#### [What this task involves]
Quote, verbatim, all material below, without pictures.

>> Begin

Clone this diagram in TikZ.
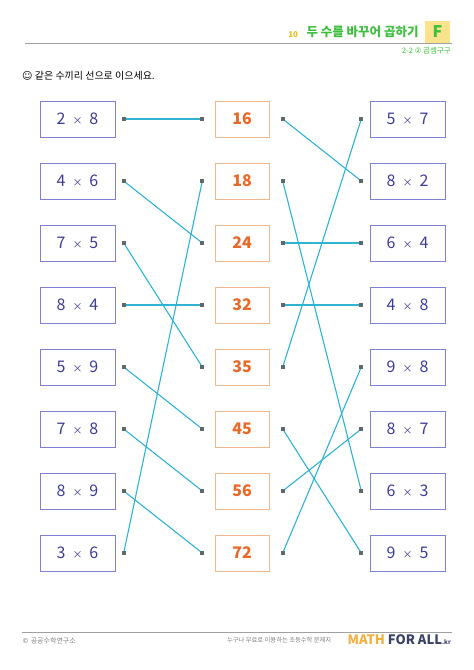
\documentclass[tikz,border=0pt]{standalone}
\usepackage{fontspec}
\setmainfont{Noto Sans CJK KR}
\newfontfamily\symfont{DejaVu Sans}
\usetikzlibrary{positioning,backgrounds}

\definecolor{boxblue}{HTML}{7F80D2}
\definecolor{numblue}{HTML}{3C3C96}
\definecolor{boxorange}{HTML}{F0B890}
\definecolor{numorange}{HTML}{E8692A}
\definecolor{linecyan}{HTML}{30B2D2}
\definecolor{dotgray}{HTML}{5E6A6A}
\definecolor{titlegreen}{HTML}{3DBE3D}
\definecolor{markyellow}{HTML}{E8C022}
\definecolor{fyellow}{HTML}{FBE38E}
\definecolor{rulegray}{HTML}{A0A0A0}
\definecolor{mathorange}{HTML}{F0B040}
\definecolor{allnavy}{HTML}{3A4266}

\newcommand{\mul}[2]{#1\hspace{7pt}{\fontsize{10}{10}\selectfont×}\hspace{7pt}#2}

\begin{document}
\begin{tikzpicture}
  [x=1pt,y=-1pt,
   node distance=25pt and 99pt,
   lbox/.style={draw=boxblue,line width=1pt,minimum width=75pt,minimum height=36pt,
                inner sep=0pt,text=numblue,font=\fontsize{16}{16}\selectfont},
   mbox/.style={draw=boxorange,line width=1pt,minimum width=54pt,minimum height=36pt,
                inner sep=0pt,text=numorange,font=\fontsize{16}{16}\selectfont\bfseries},
   dot/.style={fill=dotgray,minimum size=4pt,inner sep=0pt},
   link/.style={draw=linecyan,line width=1.1pt}]

  \useasboundingbox (0,0) rectangle (474,670);

  % header
  \draw[rulegray,line width=0.8pt] (25,43) -- (452,43);
  \node[fill=fyellow,minimum width=25pt,minimum height=22pt,inner sep=0pt,
        text=titlegreen,font=\fontsize{16}{16}\selectfont\bfseries] (mark) at (437.5,32) {F};
  \node[left=6pt of mark,inner sep=0pt,text=titlegreen,
        font=\fontsize{12.5}{12.5}\selectfont\bfseries] (title) {두 수를 바꾸어 곱하기};
  \node[anchor=east,inner sep=0pt,text=markyellow,
        font=\fontsize{8}{8}\selectfont\bfseries] (unit) at ([xshift=-8pt,yshift=-3pt]title.west) {10};
  \node[anchor=east,inner sep=0pt,text=titlegreen,font=\fontsize{7.5}{7.5}\selectfont]
        (sub) at (451,51) {2-2 {\symfont②} 곱셈구구};
  \node[anchor=west,inner sep=0pt,font=\fontsize{10}{10}\selectfont] (task) at (22,76)
        {{\symfont☺} 같은 수끼리 선으로 이으세요.};

  % boxes
  \node[lbox] (l1) at (77.5,119) {\mul{2}{8}};
  \node[lbox] (l2) [below=of l1] {\mul{4}{6}};
  \node[lbox] (l3) [below=of l2] {\mul{7}{5}};
  \node[lbox] (l4) [below=of l3] {\mul{8}{4}};
  \node[lbox] (l5) [below=of l4] {\mul{5}{9}};
  \node[lbox] (l6) [below=of l5] {\mul{7}{8}};
  \node[lbox] (l7) [below=of l6] {\mul{8}{9}};
  \node[lbox] (l8) [below=of l7] {\mul{3}{6}};

  \node[mbox] (m1) [right=of l1] {16};
  \node[mbox] (m2) [below=of m1] {18};
  \node[mbox] (m3) [below=of m2] {24};
  \node[mbox] (m4) [below=of m3] {32};
  \node[mbox] (m5) [below=of m4] {35};
  \node[mbox] (m6) [below=of m5] {45};
  \node[mbox] (m7) [below=of m6] {56};
  \node[mbox] (m8) [below=of m7] {72};

  \node[lbox] (r1) [right=100pt of m1] {\mul{5}{7}};
  \node[lbox] (r2) [below=of r1] {\mul{8}{2}};
  \node[lbox] (r3) [below=of r2] {\mul{6}{4}};
  \node[lbox] (r4) [below=of r3] {\mul{4}{8}};
  \node[lbox] (r5) [below=of r4] {\mul{9}{8}};
  \node[lbox] (r6) [below=of r5] {\mul{8}{7}};
  \node[lbox] (r7) [below=of r6] {\mul{6}{3}};
  \node[lbox] (r8) [below=of r7] {\mul{9}{5}};

  % dots
  \foreach \i in {1,...,8} {
    \node[dot] (l\i o) [right=6pt of l\i] {};
    \node[dot] (m\i i) [left=10pt of m\i] {};
    \node[dot] (m\i o) [right=11pt of m\i] {};
    \node[dot] (r\i i) [left=6pt of r\i] {};
  }

  % connectors
  \begin{scope}[on background layer]
    \draw[link] (l1o.center) -- (m1i.center);
    \draw[link] (l2o.center) -- (m3i.center);
    \draw[link] (l3o.center) -- (m5i.center);
    \draw[link] (l4o.center) -- (m4i.center);
    \draw[link] (l5o.center) -- (m6i.center);
    \draw[link] (l6o.center) -- (m7i.center);
    \draw[link] (l7o.center) -- (m8i.center);
    \draw[link] (l8o.center) -- (m2i.center);

    \draw[link] (m1o.center) -- (r2i.center);
    \draw[link] (m2o.center) -- (r7i.center);
    \draw[link] (m3o.center) -- (r3i.center);
    \draw[link] (m4o.center) -- (r4i.center);
    \draw[link] (m5o.center) -- (r1i.center);
    \draw[link] (m6o.center) -- (r8i.center);
    \draw[link] (m7o.center) -- (r6i.center);
    \draw[link] (m8o.center) -- (r5i.center);
  \end{scope}

  % footer
  \draw[rulegray,line width=0.8pt] (22,632) -- (452,632);
  \node[anchor=west,inner sep=0pt,text=gray,font=\fontsize{7}{7}\selectfont] (copy) at (22,641)
        {{\symfont©} 공공수학연구소};
  \node[anchor=east,inner sep=0pt,font=\fontsize{13}{13}\selectfont\bfseries] (brand) at (451,640)
        {\textcolor{mathorange}{MATH} \textcolor{allnavy}{FOR ALL}\textcolor{allnavy}{\fontsize{6}{6}\selectfont.kr}};
  \node[left=16pt of brand,inner sep=0pt,text=gray,font=\fontsize{6.3}{6.3}\selectfont] (slogan)
        {누구나 무료로 이용하는 초등수학 문제지};
\end{tikzpicture}
\end{document}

>> End

#### [Correct result]
Clone this diagram in TikZ.
\documentclass[tikz,border=0pt]{standalone}
\usepackage{fontspec}
\setmainfont{Noto Sans CJK KR}
\newfontfamily\symfont{DejaVu Sans}
\usetikzlibrary{positioning,backgrounds}

\definecolor{boxblue}{HTML}{7F80D2}
\definecolor{numblue}{HTML}{3C3C96}
\definecolor{boxorange}{HTML}{F0B890}
\definecolor{numorange}{HTML}{E8692A}
\definecolor{linecyan}{HTML}{30B2D2}
\definecolor{dotgray}{HTML}{5E6A6A}
\definecolor{titlegreen}{HTML}{3DBE3D}
\definecolor{markyellow}{HTML}{E8C022}
\definecolor{fyellow}{HTML}{FBE38E}
\definecolor{rulegray}{HTML}{A0A0A0}
\definecolor{mathorange}{HTML}{F0B040}
\definecolor{allnavy}{HTML}{3A4266}

\newcommand{\mul}[2]{#1\hspace{7pt}{\fontsize{10}{10}\selectfont×}\hspace{7pt}#2}

\begin{document}
\begin{tikzpicture}
  [x=1pt,y=-1pt,
   node distance=25pt and 99pt,
   lbox/.style={draw=boxblue,line width=1pt,minimum width=75pt,minimum height=36pt,
                inner sep=0pt,text=numblue,font=\fontsize{16}{16}\selectfont},
   mbox/.style={draw=boxorange,line width=1pt,minimum width=54pt,minimum height=36pt,
                inner sep=0pt,text=numorange,font=\fontsize{16}{16}\selectfont\bfseries},
   dot/.style={fill=dotgray,minimum size=4pt,inner sep=0pt},
   link/.style={draw=linecyan,line width=1.1pt}]

  \useasboundingbox (0,0) rectangle (474,670);

  % header
  \draw[rulegray,line width=0.8pt] (25,43) -- (452,43);
  \node[fill=fyellow,minimum width=25pt,minimum height=22pt,inner sep=0pt,
        text=titlegreen,font=\fontsize{16}{16}\selectfont\bfseries] (mark) at (437.5,32) {F};
  \node[left=6pt of mark,inner sep=0pt,text=titlegreen,
        font=\fontsize{12.5}{12.5}\selectfont\bfseries] (title) {두 수를 바꾸어 곱하기};
  \node[anchor=east,inner sep=0pt,text=markyellow,
        font=\fontsize{8}{8}\selectfont\bfseries] (unit) at ([xshift=-8pt,yshift=-3pt]title.west) {10};
  \node[anchor=east,inner sep=0pt,text=titlegreen,font=\fontsize{7.5}{7.5}\selectfont]
        (sub) at (451,51) {2-2 {\symfont②} 곱셈구구};
  \node[anchor=west,inner sep=0pt,font=\fontsize{10}{10}\selectfont] (task) at (22,76)
        {{\symfont☺} 같은 수끼리 선으로 이으세요.};

  % boxes
  \node[lbox] (l1) at (77.5,119) {\mul{2}{8}};
  \node[lbox] (l2) [below=of l1] {\mul{4}{6}};
  \node[lbox] (l3) [below=of l2] {\mul{7}{5}};
  \node[lbox] (l4) [below=of l3] {\mul{8}{4}};
  \node[lbox] (l5) [below=of l4] {\mul{5}{9}};
  \node[lbox] (l6) [below=of l5] {\mul{7}{8}};
  \node[lbox] (l7) [below=of l6] {\mul{8}{9}};
  \node[lbox] (l8) [below=of l7] {\mul{3}{6}};

  \node[mbox] (m1) [right=of l1] {16};
  \node[mbox] (m2) [below=of m1] {18};
  \node[mbox] (m3) [below=of m2] {24};
  \node[mbox] (m4) [below=of m3] {32};
  \node[mbox] (m5) [below=of m4] {35};
  \node[mbox] (m6) [below=of m5] {45};
  \node[mbox] (m7) [below=of m6] {56};
  \node[mbox] (m8) [below=of m7] {72};

  \node[lbox] (r1) [right=100pt of m1] {\mul{5}{7}};
  \node[lbox] (r2) [below=of r1] {\mul{8}{2}};
  \node[lbox] (r3) [below=of r2] {\mul{6}{4}};
  \node[lbox] (r4) [below=of r3] {\mul{4}{8}};
  \node[lbox] (r5) [below=of r4] {\mul{9}{8}};
  \node[lbox] (r6) [below=of r5] {\mul{8}{7}};
  \node[lbox] (r7) [below=of r6] {\mul{6}{3}};
  \node[lbox] (r8) [below=of r7] {\mul{9}{5}};

  % dots
  \foreach \i in {1,...,8} {
    \node[dot] (l\i o) [right=6pt of l\i] {};
    \node[dot] (m\i i) [left=10pt of m\i] {};
    \node[dot] (m\i o) [right=11pt of m\i] {};
    \node[dot] (r\i i) [left=6pt of r\i] {};
  }

  % connectors
  \begin{scope}[on background layer]
    \draw[link] (l1o.center) -- (m1i.center);
    \draw[link] (l2o.center) -- (m3i.center);
    \draw[link] (l3o.center) -- (m5i.center);
    \draw[link] (l4o.center) -- (m4i.center);
    \draw[link] (l5o.center) -- (m6i.center);
    \draw[link] (l6o.center) -- (m7i.center);
    \draw[link] (l7o.center) -- (m8i.center);
    \draw[link] (l8o.center) -- (m2i.center);

    \draw[link] (m1o.center) -- (r2i.center);
    \draw[link] (m2o.center) -- (r7i.center);
    \draw[link] (m3o.center) -- (r3i.center);
    \draw[link] (m4o.center) -- (r4i.center);
    \draw[link] (m5o.center) -- (r1i.center);
    \draw[link] (m6o.center) -- (r8i.center);
    \draw[link] (m7o.center) -- (r6i.center);
    \draw[link] (m8o.center) -- (r5i.center);
  \end{scope}

  % footer
  \draw[rulegray,line width=0.8pt] (22,632) -- (452,632);
  \node[anchor=west,inner sep=0pt,text=gray,font=\fontsize{7}{7}\selectfont] (copy) at (22,641)
        {{\symfont©} 공공수학연구소};
  \node[anchor=east,inner sep=0pt,font=\fontsize{13}{13}\selectfont\bfseries] (brand) at (451,640)
        {\textcolor{mathorange}{MATH} \textcolor{allnavy}{FOR ALL}\textcolor{allnavy}{\fontsize{6}{6}\selectfont.kr}};
  \node[left=16pt of brand,inner sep=0pt,text=gray,font=\fontsize{6.3}{6.3}\selectfont] (slogan)
        {누구나 무료로 이용하는 초등수학 문제지};
\end{tikzpicture}
\end{document}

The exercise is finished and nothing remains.